August 17, 2009

Java EE is just Java

I write Java EE applications for about some years. During those years I learn some things and give some cents to others. But most productive things which were happen were the discussions on that topic. When you talk with somebody on a subject where both have some knowledge, you find usually nice points of view. Also I noticed that in the same the same time, the same problems are bypassed.

A lot of discussions on this subject happens having in mind that Java Enterprise applications are applications made from distributed components. That's true. Java Enterprise applications some standard services provided by EJB and web container. That is also true. Java Enterprise are build only from EJB layers ( entity beans - now JPA, session beans, message beans, etc) and presentation layers. That is not true. There is something missing here. Java Enterprise applications are still Java applications. What is the meaning of this note? The fact that Java Enterprise applications are still Java applications is an aspect which is often forgotten or simply not took into consideration. When you build a Java Enterprise application you don't loose the possibility to do the same things as you would do in a normal Java application.

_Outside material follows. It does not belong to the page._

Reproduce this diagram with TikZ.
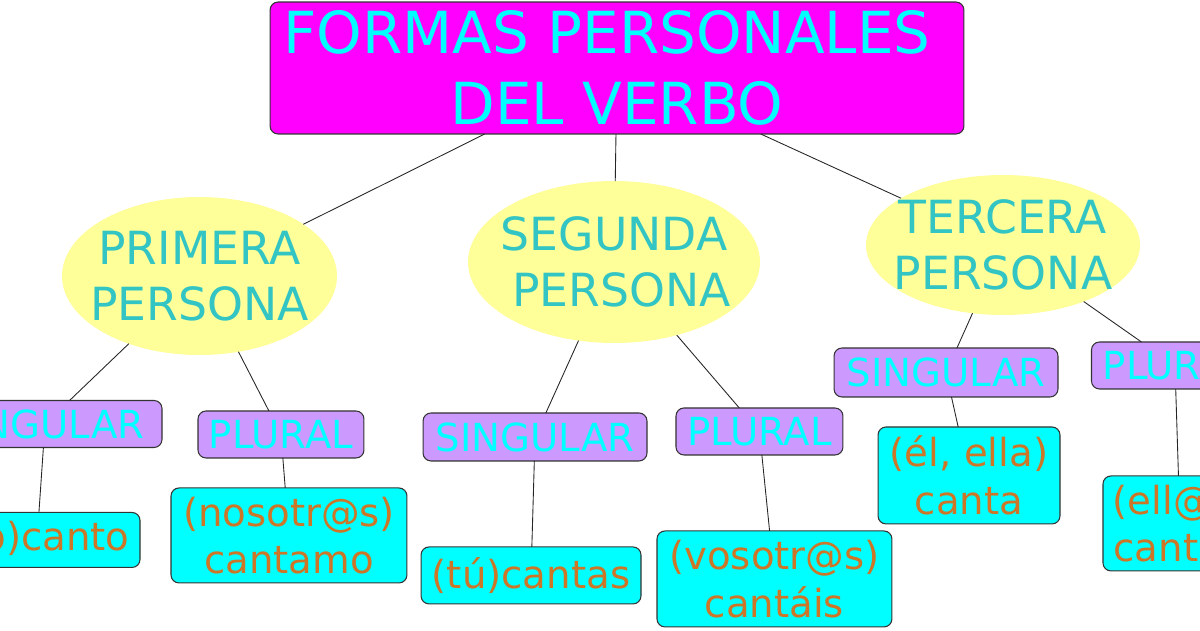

When you debug a Java Enterprise application, as a matter of fact you debug a Java application. The debugging feature is something which happen on the virtual machine and class loader level (more on that on a future article). You debug in the same way a Java EE application as you would do with a desktop application, even local or remote, even through shared memory or TCP port.

You can have static or singletons or factories as would you have with normal Java application. I remember a discussion on a forum when somebody put the following problem. Every client is represented by a stateful session bean. How you would implement a communication between those clients? A saw a lot of responses, more that 15 on that topic. All of them stating more or less that you cannot avoid to use persistence layer to store information to be used by different clients. Nobody thought at a simple solution. A singleton which would hold information send by every client and requested by others (was a IM problem). Don't say that the singleton is the best solution. I state only that developing Java EE solutions sometime makes you think that the only things that you can do are EJB components. That's not true. You can however do everything you want.

The only differences between a Java application and a Java Enterprise are:

  • The Java Enterprise application is loaded and started by a special piece of code called container (EJB/web), the normal Java application does not need to be started by something else, could have it's own main entry point
  • Java Enterprise applications are packaged in a specific way to achieve the third difference, while normal Java applications don't have this constraint
  • Java Enterprise applications can use services provided by EJB and web container, while normal Java applications can't (only if you you an embedded environment)

An that's all. In every other aspect these applications are the same: Java applications.